People like earning rewards and feeling important. Developing a rewards/loyalty program is one way to keep customers hooked on coming back for more. By turning purchases into a type of “game,” where customers can level up, they’re automatically incentivized to remain loyal because of the added value of gifts and discounts they receive every time they spend. This also seamlessly translates into extra word of mouth marketing. For example, as customers earn more points and up their status, they are likely to share their experience with their circle of friends and showcase their status, especially if they get rewards for sharing too.

Additionally, people who are rewarded for their purchases become brand ambassadors organically. If you have the opportunity to provide your best spenders with some branded merchandise or additional freebies, they will gladly showcase them and continue to be your advertising agents, free of charge. Of course, this still means the customer experience needs to be of utmost importance because once they are acquired, it’s all about keeping them happy so that they don’t have any reason to shop around.

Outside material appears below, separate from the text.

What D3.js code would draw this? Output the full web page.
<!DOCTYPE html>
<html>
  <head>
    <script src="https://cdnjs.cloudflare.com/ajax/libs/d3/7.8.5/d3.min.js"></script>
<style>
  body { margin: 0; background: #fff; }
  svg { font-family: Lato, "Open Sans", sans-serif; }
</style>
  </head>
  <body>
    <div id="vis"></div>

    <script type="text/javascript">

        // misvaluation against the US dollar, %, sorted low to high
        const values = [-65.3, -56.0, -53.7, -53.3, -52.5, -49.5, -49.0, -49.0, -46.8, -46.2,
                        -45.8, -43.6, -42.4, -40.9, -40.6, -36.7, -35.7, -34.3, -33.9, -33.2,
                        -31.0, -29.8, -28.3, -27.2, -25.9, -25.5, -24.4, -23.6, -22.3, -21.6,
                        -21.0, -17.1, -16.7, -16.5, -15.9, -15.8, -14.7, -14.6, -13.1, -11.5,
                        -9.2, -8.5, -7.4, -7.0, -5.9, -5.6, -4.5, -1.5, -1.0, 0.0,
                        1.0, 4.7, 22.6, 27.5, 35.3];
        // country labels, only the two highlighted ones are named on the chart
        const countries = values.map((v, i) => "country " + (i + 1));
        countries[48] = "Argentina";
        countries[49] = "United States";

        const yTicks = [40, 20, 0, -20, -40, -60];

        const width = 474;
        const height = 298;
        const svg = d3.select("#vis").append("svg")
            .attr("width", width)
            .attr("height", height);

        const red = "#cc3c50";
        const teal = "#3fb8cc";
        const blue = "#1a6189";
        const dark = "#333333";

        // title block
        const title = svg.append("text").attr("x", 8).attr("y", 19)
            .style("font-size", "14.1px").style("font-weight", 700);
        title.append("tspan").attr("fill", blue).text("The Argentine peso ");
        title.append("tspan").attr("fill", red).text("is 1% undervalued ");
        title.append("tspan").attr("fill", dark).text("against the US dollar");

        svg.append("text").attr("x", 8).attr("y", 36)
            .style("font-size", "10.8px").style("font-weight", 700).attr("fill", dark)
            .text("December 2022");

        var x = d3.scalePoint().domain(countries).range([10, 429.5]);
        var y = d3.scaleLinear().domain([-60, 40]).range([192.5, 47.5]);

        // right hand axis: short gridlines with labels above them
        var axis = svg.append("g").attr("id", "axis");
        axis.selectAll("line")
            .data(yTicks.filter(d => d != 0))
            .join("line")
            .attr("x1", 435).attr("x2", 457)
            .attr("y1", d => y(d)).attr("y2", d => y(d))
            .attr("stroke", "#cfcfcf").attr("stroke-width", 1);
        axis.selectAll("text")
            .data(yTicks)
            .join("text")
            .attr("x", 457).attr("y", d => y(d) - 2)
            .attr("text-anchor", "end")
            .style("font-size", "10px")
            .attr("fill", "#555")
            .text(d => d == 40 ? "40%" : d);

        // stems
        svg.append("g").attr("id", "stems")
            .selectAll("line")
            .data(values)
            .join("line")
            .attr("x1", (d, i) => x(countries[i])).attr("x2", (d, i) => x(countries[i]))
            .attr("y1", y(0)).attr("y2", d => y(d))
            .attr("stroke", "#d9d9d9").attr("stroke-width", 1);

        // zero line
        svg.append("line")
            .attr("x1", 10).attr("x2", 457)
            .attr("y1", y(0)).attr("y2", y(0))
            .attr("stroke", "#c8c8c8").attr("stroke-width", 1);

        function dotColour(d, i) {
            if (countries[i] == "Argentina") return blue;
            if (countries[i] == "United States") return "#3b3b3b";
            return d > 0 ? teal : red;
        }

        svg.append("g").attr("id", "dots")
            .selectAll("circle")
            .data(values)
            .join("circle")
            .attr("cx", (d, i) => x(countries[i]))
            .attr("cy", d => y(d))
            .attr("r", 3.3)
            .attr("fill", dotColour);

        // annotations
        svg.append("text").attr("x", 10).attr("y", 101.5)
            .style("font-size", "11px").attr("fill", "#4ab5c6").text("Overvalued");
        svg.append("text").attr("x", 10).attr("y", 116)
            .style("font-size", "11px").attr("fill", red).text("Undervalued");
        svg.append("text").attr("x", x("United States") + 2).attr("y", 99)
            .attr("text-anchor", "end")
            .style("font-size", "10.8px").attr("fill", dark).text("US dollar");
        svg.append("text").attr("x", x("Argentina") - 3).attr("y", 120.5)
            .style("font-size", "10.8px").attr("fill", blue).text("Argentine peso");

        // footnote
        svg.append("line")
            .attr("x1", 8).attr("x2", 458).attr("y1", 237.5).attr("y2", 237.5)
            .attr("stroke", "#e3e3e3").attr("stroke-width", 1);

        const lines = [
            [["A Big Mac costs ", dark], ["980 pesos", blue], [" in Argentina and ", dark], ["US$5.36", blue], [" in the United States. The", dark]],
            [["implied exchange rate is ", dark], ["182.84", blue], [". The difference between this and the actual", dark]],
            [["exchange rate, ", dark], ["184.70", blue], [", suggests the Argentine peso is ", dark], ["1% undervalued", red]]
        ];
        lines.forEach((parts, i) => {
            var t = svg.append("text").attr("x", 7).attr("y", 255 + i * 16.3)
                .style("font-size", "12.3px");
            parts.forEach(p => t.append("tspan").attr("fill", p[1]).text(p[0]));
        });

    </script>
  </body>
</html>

A great example of a golden (pun intended) rewards program comes from the ubiquitous coffee connoisseur, Starbucks. Seattle-based Starbucks created the Starbucks Rewards Program, with its own mobile app that tallies “stars,” or customer purchases, allowing users to pay/reload their card via the app, find store locations, and more. When you reach and sustain a certain level (or status), you receive a personalized gold card. Starbucks further utilizes the app through email marketing and creates certain promotions like Double Star Days to incentivize more foot traffic in its locations.

rewards programsource: pixabay

  1. Incentivize Your Team

Prioritizing the customer experience stems from within the heart of a business. If employees are empowered and believe in the brand, they will want to present the company’s values and mission in the best light. This, in turn, breeds optimized customer service. Furthermore, employee incentives and perhaps monetary commissions further promote better service. While you take the time to analyze customers and their experience, be sure to spend some time looking for any improvements that can be made within your organization. Start by asking employees, probably anonymously, for their honest feedback on what would make them feel happier in their work environment; that’s a zero cost and surely beneficial place to start.

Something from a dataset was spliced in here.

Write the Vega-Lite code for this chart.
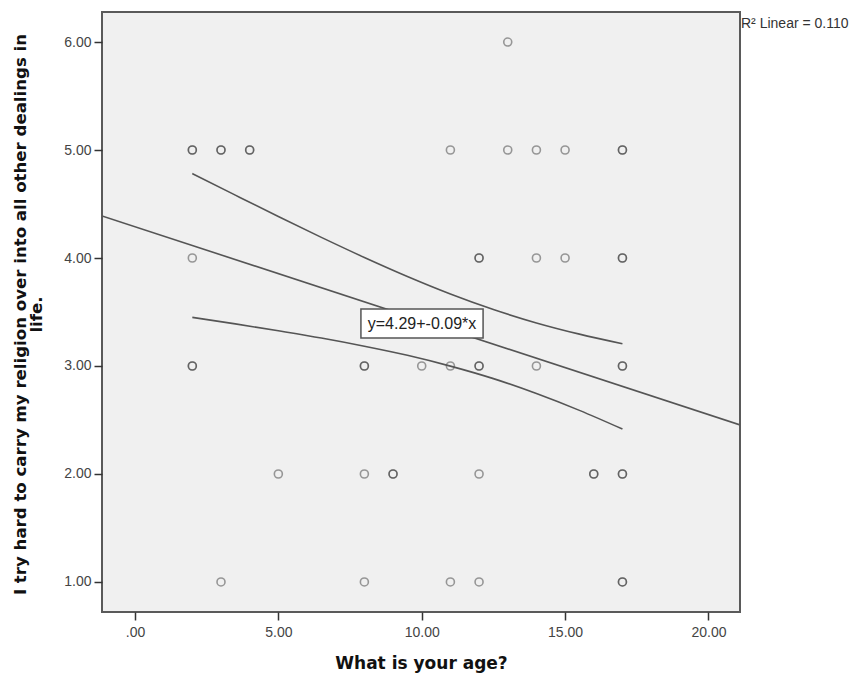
{
  "$schema": "https://vega.github.io/schema/vega-lite/v6.json",
  "width": 638,
  "height": 600,
  "autosize": "none",
  "padding": {"left": 102, "top": 12, "right": 124, "bottom": 66},
  "background": "white",
  "config": {
    "font": "Liberation Sans",
    "view": {"fill": "#f0f0f0", "stroke": "#5a5a5a", "strokeWidth": 2}
  },
  "datasets": {
    "points": [
      {"x": 13, "y": 6},
      {"x": 2, "y": 5}, {"x": 2, "y": 5}, {"x": 3, "y": 5}, {"x": 3, "y": 5},
      {"x": 4, "y": 5}, {"x": 4, "y": 5}, {"x": 11, "y": 5}, {"x": 13, "y": 5},
      {"x": 14, "y": 5}, {"x": 15, "y": 5}, {"x": 17, "y": 5}, {"x": 17, "y": 5},
      {"x": 2, "y": 4}, {"x": 12, "y": 4}, {"x": 12, "y": 4}, {"x": 14, "y": 4},
      {"x": 15, "y": 4}, {"x": 17, "y": 4}, {"x": 17, "y": 4},
      {"x": 2, "y": 3}, {"x": 2, "y": 3}, {"x": 8, "y": 3}, {"x": 8, "y": 3},
      {"x": 10, "y": 3}, {"x": 11, "y": 3}, {"x": 12, "y": 3}, {"x": 12, "y": 3},
      {"x": 14, "y": 3}, {"x": 17, "y": 3}, {"x": 17, "y": 3},
      {"x": 5, "y": 2}, {"x": 8, "y": 2}, {"x": 9, "y": 2}, {"x": 9, "y": 2},
      {"x": 12, "y": 2}, {"x": 16, "y": 2}, {"x": 16, "y": 2}, {"x": 17, "y": 2}, {"x": 17, "y": 2},
      {"x": 3, "y": 1}, {"x": 8, "y": 1}, {"x": 11, "y": 1}, {"x": 12, "y": 1},
      {"x": 17, "y": 1}, {"x": 17, "y": 1}
    ],
    "fit": [
      {"x": -1.15, "y": 4.39},
      {"x": 21.1, "y": 2.454}
    ],
    "band": [
      {"bound": "upper", "x": 2, "y": 4.782},
      {"bound": "upper", "x": 3.5, "y": 4.582},
      {"bound": "upper", "x": 5, "y": 4.384},
      {"bound": "upper", "x": 6.5, "y": 4.191},
      {"bound": "upper", "x": 8, "y": 4.005},
      {"bound": "upper", "x": 9.5, "y": 3.829},
      {"bound": "upper", "x": 11, "y": 3.667},
      {"bound": "upper", "x": 12.5, "y": 3.523},
      {"bound": "upper", "x": 14, "y": 3.399},
      {"bound": "upper", "x": 15.5, "y": 3.295},
      {"bound": "upper", "x": 17, "y": 3.206},
      {"bound": "lower", "x": 2, "y": 3.45},
      {"bound": "lower", "x": 3.5, "y": 3.39},
      {"bound": "lower", "x": 5, "y": 3.326},
      {"bound": "lower", "x": 6.5, "y": 3.259},
      {"bound": "lower", "x": 8, "y": 3.183},
      {"bound": "lower", "x": 9.5, "y": 3.099},
      {"bound": "lower", "x": 11, "y": 2.999},
      {"bound": "lower", "x": 12.5, "y": 2.883},
      {"bound": "lower", "x": 14, "y": 2.745},
      {"bound": "lower", "x": 15.5, "y": 2.589},
      {"bound": "lower", "x": 17, "y": 2.416}
    ],
    "equation": [
      {"x0": 7.88, "x1": 12.14, "y0": 3.259, "y1": 3.528, "x": 10.01, "y": 3.393, "label": "y=4.29+-0.09*x"}
    ],
    "rsq": [
      {"x": 21.1, "y": 6.17, "label": "R² Linear = 0.110"}
    ]
  },
  "encoding": {
    "x": {
      "field": "x",
      "type": "quantitative",
      "scale": {"domain": [-1.15, 21.1], "nice": false, "zero": false},
      "axis": {
        "values": [0, 5, 10, 15, 20],
        "labelExpr": "datum.value == 0 ? '.00' : format(datum.value, '.2f')",
        "domain": false,
        "grid": false,
        "ticks": true,
        "tickSize": 8,
        "tickWidth": 1.5,
        "tickColor": "#333333",
        "labelFontSize": 14,
        "labelColor": "#444444",
        "labelPadding": 5,
        "title": "What is your age?",
        "titleFontSize": 17,
        "titleFont": "DejaVu Sans",
        "titleFontWeight": "bold",
        "titleColor": "#111111",
        "titleY": 43,
        "titleBaseline": "top"
      }
    },
    "y": {
      "field": "y",
      "type": "quantitative",
      "scale": {"domain": [0.722, 6.278], "nice": false, "zero": false},
      "axis": {
        "values": [1, 2, 3, 4, 5, 6],
        "format": ".2f",
        "domain": false,
        "grid": false,
        "tickSize": 8,
        "tickWidth": 1.5,
        "tickColor": "#333333",
        "labelFontSize": 14,
        "labelColor": "#444444",
        "labelPadding": 3,
        "title": ["I try hard to carry my religion over into all other dealings in", "life."],
        "titleFontSize": 16.6,
        "titleFont": "DejaVu Sans",
        "titleFontWeight": "bold",
        "titleColor": "#111111",
        "titleAngle": -90,
        "titleBaseline": "top",
        "titleX": -90,
        "titleY": 302,
        "titleLineHeight": 16
      }
    }
  },
  "layer": [
    {
      "data": {"name": "points"},
      "mark": {"type": "point", "shape": "circle", "size": 64, "filled": false, "stroke": "#222222", "strokeWidth": 1.6, "strokeOpacity": 0.62}
    },
    {
      "data": {"name": "band"},
      "mark": {"type": "line", "interpolate": "monotone", "stroke": "#555555", "strokeWidth": 1.6},
      "encoding": {"detail": {"field": "bound"}}
    },
    {
      "data": {"name": "fit"},
      "mark": {"type": "line", "stroke": "#555555", "strokeWidth": 1.6, "clip": true},
      "encoding": {}
    },
    {
      "data": {"name": "equation"},
      "mark": {"type": "rect", "fill": "white", "stroke": "#555555", "strokeWidth": 1.5},
      "encoding": {
        "x": {"field": "x0", "type": "quantitative"},
        "x2": {"field": "x1"},
        "y": {"field": "y0", "type": "quantitative"},
        "y2": {"field": "y1"}
      }
    },
    {
      "data": {"name": "equation"},
      "mark": {"type": "text", "fontSize": 16, "color": "#222222", "align": "center", "baseline": "middle"},
      "encoding": {"text": {"field": "label"}}
    },
    {
      "data": {"name": "rsq"},
      "mark": {"type": "text", "fontSize": 14, "color": "#333333", "align": "left", "baseline": "middle", "dx": 1, "clip": false},
      "encoding": {"text": {"field": "label"}}
    }
  ]
}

Incentivize Your Teamsource: Pixabay

All Wrapped Up: What’s Next?

When it comes to customer retention, small changes can translate into big results. As you know, customer acquisition is more expensive than customer retention, so by keeping your customers happy, you will lower your costs, increase customers’ lifetime value, and grow your reach through referrals and word of mouth marketing.

The lowest hanging fruit is internal; start with your team by asking for their feedback and ideas around the creation of a loyalty program and for a list of what customers complain about most. After getting your team on the same page where everyone will prioritize customer satisfaction, you can enact some or all of these strategies and continue measure results and refine.

Moreover, what are the things that would incentivise your customers to come back. Map out special events, holidays, TV specials and anything else that would make real time marketing to them possible.

If there was one thing you could improve for your customer’s experience today, what would it be?